[Source data]

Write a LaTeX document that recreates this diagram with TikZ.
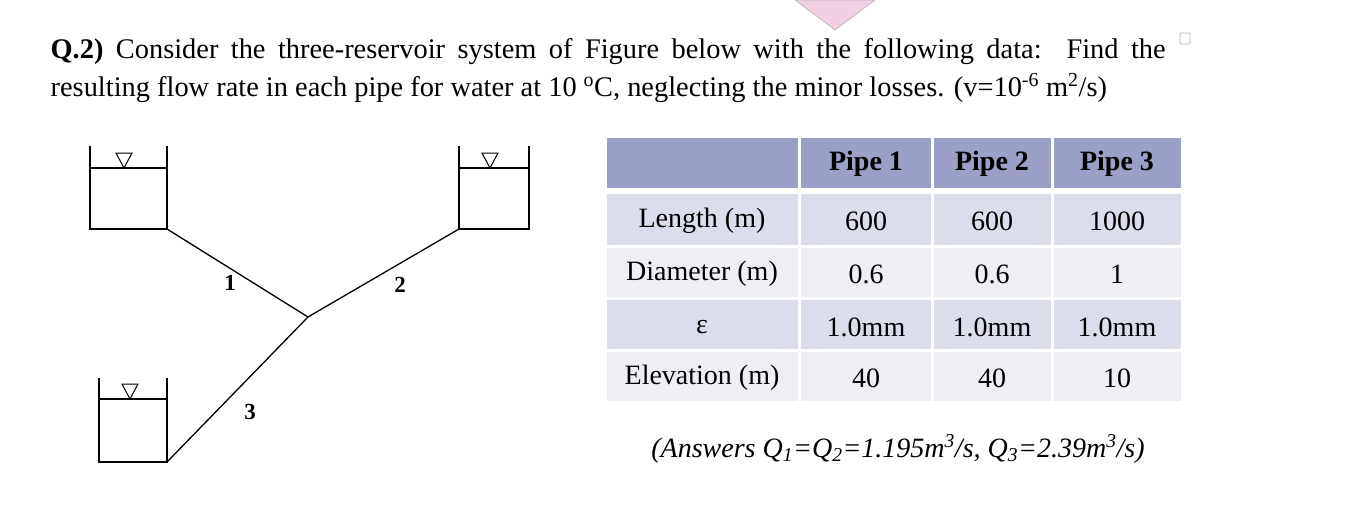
\documentclass[tikz,border=0pt]{standalone}
\usepackage{fontspec}
\setmainfont{Liberation Serif}
\begin{document}
\begin{tikzpicture}[x=1pt,y=-1pt,line width=1.3pt,
  cell/.style={font=\fontsize{28}{30}\selectfont,anchor=center},
  hcell/.style={font=\fontsize{28}{30}\selectfont\bfseries,anchor=center},
  lbl/.style={font=\fontsize{23}{25}\selectfont\bfseries},
  tri/.style={line width=1pt}]
\definecolor{hdrc}{HTML}{9BA0C9}
\definecolor{rowac}{HTML}{DCDDEA}
\definecolor{rowbc}{HTML}{EEEFF5}
\definecolor{pinkc}{HTML}{F2CFE2}
\useasboundingbox (0,0) rectangle (1360,514);
% pink artifact
\fill[pinkc,draw=gray!60,line width=0.6pt] (795,0) -- (835,30) -- (875,0) -- cycle;
\draw[gray!60,line width=0.8pt,rounded corners=1pt] (1180,33) rectangle (1190,44);
% title
\node[anchor=base west,inner sep=0,font=\fontsize{28.4}{30}\selectfont] (t1) at (50,58)
 {\makebox[1115pt][s]{\textbf{Q.2)} Consider the three-reservoir system of Figure below with the following data:\ \ Find the}};
\node[anchor=base west,inner sep=0,font=\fontsize{28.4}{30}\selectfont] (t2) at (50,96)
 {resulting flow rate in each pipe for water at 10 \textsuperscript{o}C, neglecting the minor losses. (v=10\textsuperscript{-6} m\textsuperscript{2}/s)};
% reservoirs
\coordinate (J) at (308,317);
\draw (90,146) -- (90,229) -- (167,229) -- (167,146);
\draw (90,168) -- (167,168);
\draw[tri] (116,153) -- (132,153) -- (124,168) -- cycle;
\draw (459,146) -- (459,229) -- (529,229) -- (529,146);
\draw (459,168) -- (529,168);
\draw[tri] (482,153) -- (498,153) -- (490,168) -- cycle;
\draw (99,378) -- (99,462) -- (167,462) -- (167,378);
\draw (99,399) -- (167,399);
\draw[tri] (122,384) -- (138,384) -- (130,399) -- cycle;
\coordinate (r1) at (167,229);
\coordinate (r2) at (459,229);
\coordinate (r3) at (167,462);
\draw (r1) -- (J) -- (r2);
\draw (J) -- (r3);
\node[lbl] (l1) at (230,283) {1};
\node[lbl] (l2) at (400,285) {2};
\node[lbl] (l3) at (250,412) {3};
% table
\foreach \xa/\xb in {607/798,801/931,934/1051,1054/1181}{
  \fill[hdrc] (\xa,138) rectangle (\xb,188);
  \fill[rowac] (\xa,194) rectangle (\xb,245);
  \fill[rowbc] (\xa,248) rectangle (\xb,297);
  \fill[rowac] (\xa,300) rectangle (\xb,349);
  \fill[rowbc] (\xa,352) rectangle (\xb,401);
}
\node[hcell] (h1) at (866,164) {Pipe 1};
\node[hcell] (h2) at (992,164) {Pipe 2};
\node[hcell] (h3) at (1117,164) {Pipe 3};
\node[cell] (a0) at (702,221) {Length (m)};
\node[cell] (a1) at (866,221) {600};
\node[cell] (a2) at (992,221) {600};
\node[cell] (a3) at (1117,221) {1000};
\node[cell] (b0) at (702,274) {Diameter (m)};
\node[cell] (b1) at (866,274) {0.6};
\node[cell] (b2) at (992,274) {0.6};
\node[cell] (b3) at (1117,274) {1};
\node[cell] (c0) at (702,327) {ε};
\node[cell] (c1) at (866,327) {1.0mm};
\node[cell] (c2) at (992,327) {1.0mm};
\node[cell] (c3) at (1117,327) {1.0mm};
\node[cell] (d0) at (702,378) {Elevation (m)};
\node[cell] (d1) at (866,378) {40};
\node[cell] (d2) at (992,378) {40};
\node[cell] (d3) at (1117,378) {10};
\node[font=\fontsize{28}{30}\selectfont\itshape] (ans) at (898,449)
 {(Answers Q\textsubscript{1}=Q\textsubscript{2}=1.195m\textsuperscript{3}/s, Q\textsubscript{3}=2.39m\textsuperscript{3}/s)};
\end{tikzpicture}
\end{document}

[Short problem] Set the pictures aside and transcribe the data above exactly.

[Full output]
Write a LaTeX document that recreates this diagram with TikZ.
\documentclass[tikz,border=0pt]{standalone}
\usepackage{fontspec}
\setmainfont{Liberation Serif}
\begin{document}
\begin{tikzpicture}[x=1pt,y=-1pt,line width=1.3pt,
  cell/.style={font=\fontsize{28}{30}\selectfont,anchor=center},
  hcell/.style={font=\fontsize{28}{30}\selectfont\bfseries,anchor=center},
  lbl/.style={font=\fontsize{23}{25}\selectfont\bfseries},
  tri/.style={line width=1pt}]
\definecolor{hdrc}{HTML}{9BA0C9}
\definecolor{rowac}{HTML}{DCDDEA}
\definecolor{rowbc}{HTML}{EEEFF5}
\definecolor{pinkc}{HTML}{F2CFE2}
\useasboundingbox (0,0) rectangle (1360,514);
% pink artifact
\fill[pinkc,draw=gray!60,line width=0.6pt] (795,0) -- (835,30) -- (875,0) -- cycle;
\draw[gray!60,line width=0.8pt,rounded corners=1pt] (1180,33) rectangle (1190,44);
% title
\node[anchor=base west,inner sep=0,font=\fontsize{28.4}{30}\selectfont] (t1) at (50,58)
 {\makebox[1115pt][s]{\textbf{Q.2)} Consider the three-reservoir system of Figure below with the following data:\ \ Find the}};
\node[anchor=base west,inner sep=0,font=\fontsize{28.4}{30}\selectfont] (t2) at (50,96)
 {resulting flow rate in each pipe for water at 10 \textsuperscript{o}C, neglecting the minor losses. (v=10\textsuperscript{-6} m\textsuperscript{2}/s)};
% reservoirs
\coordinate (J) at (308,317);
\draw (90,146) -- (90,229) -- (167,229) -- (167,146);
\draw (90,168) -- (167,168);
\draw[tri] (116,153) -- (132,153) -- (124,168) -- cycle;
\draw (459,146) -- (459,229) -- (529,229) -- (529,146);
\draw (459,168) -- (529,168);
\draw[tri] (482,153) -- (498,153) -- (490,168) -- cycle;
\draw (99,378) -- (99,462) -- (167,462) -- (167,378);
\draw (99,399) -- (167,399);
\draw[tri] (122,384) -- (138,384) -- (130,399) -- cycle;
\coordinate (r1) at (167,229);
\coordinate (r2) at (459,229);
\coordinate (r3) at (167,462);
\draw (r1) -- (J) -- (r2);
\draw (J) -- (r3);
\node[lbl] (l1) at (230,283) {1};
\node[lbl] (l2) at (400,285) {2};
\node[lbl] (l3) at (250,412) {3};
% table
\foreach \xa/\xb in {607/798,801/931,934/1051,1054/1181}{
  \fill[hdrc] (\xa,138) rectangle (\xb,188);
  \fill[rowac] (\xa,194) rectangle (\xb,245);
  \fill[rowbc] (\xa,248) rectangle (\xb,297);
  \fill[rowac] (\xa,300) rectangle (\xb,349);
  \fill[rowbc] (\xa,352) rectangle (\xb,401);
}
\node[hcell] (h1) at (866,164) {Pipe 1};
\node[hcell] (h2) at (992,164) {Pipe 2};
\node[hcell] (h3) at (1117,164) {Pipe 3};
\node[cell] (a0) at (702,221) {Length (m)};
\node[cell] (a1) at (866,221) {600};
\node[cell] (a2) at (992,221) {600};
\node[cell] (a3) at (1117,221) {1000};
\node[cell] (b0) at (702,274) {Diameter (m)};
\node[cell] (b1) at (866,274) {0.6};
\node[cell] (b2) at (992,274) {0.6};
\node[cell] (b3) at (1117,274) {1};
\node[cell] (c0) at (702,327) {ε};
\node[cell] (c1) at (866,327) {1.0mm};
\node[cell] (c2) at (992,327) {1.0mm};
\node[cell] (c3) at (1117,327) {1.0mm};
\node[cell] (d0) at (702,378) {Elevation (m)};
\node[cell] (d1) at (866,378) {40};
\node[cell] (d2) at (992,378) {40};
\node[cell] (d3) at (1117,378) {10};
\node[font=\fontsize{28}{30}\selectfont\itshape] (ans) at (898,449)
 {(Answers Q\textsubscript{1}=Q\textsubscript{2}=1.195m\textsuperscript{3}/s, Q\textsubscript{3}=2.39m\textsuperscript{3}/s)};
\end{tikzpicture}
\end{document}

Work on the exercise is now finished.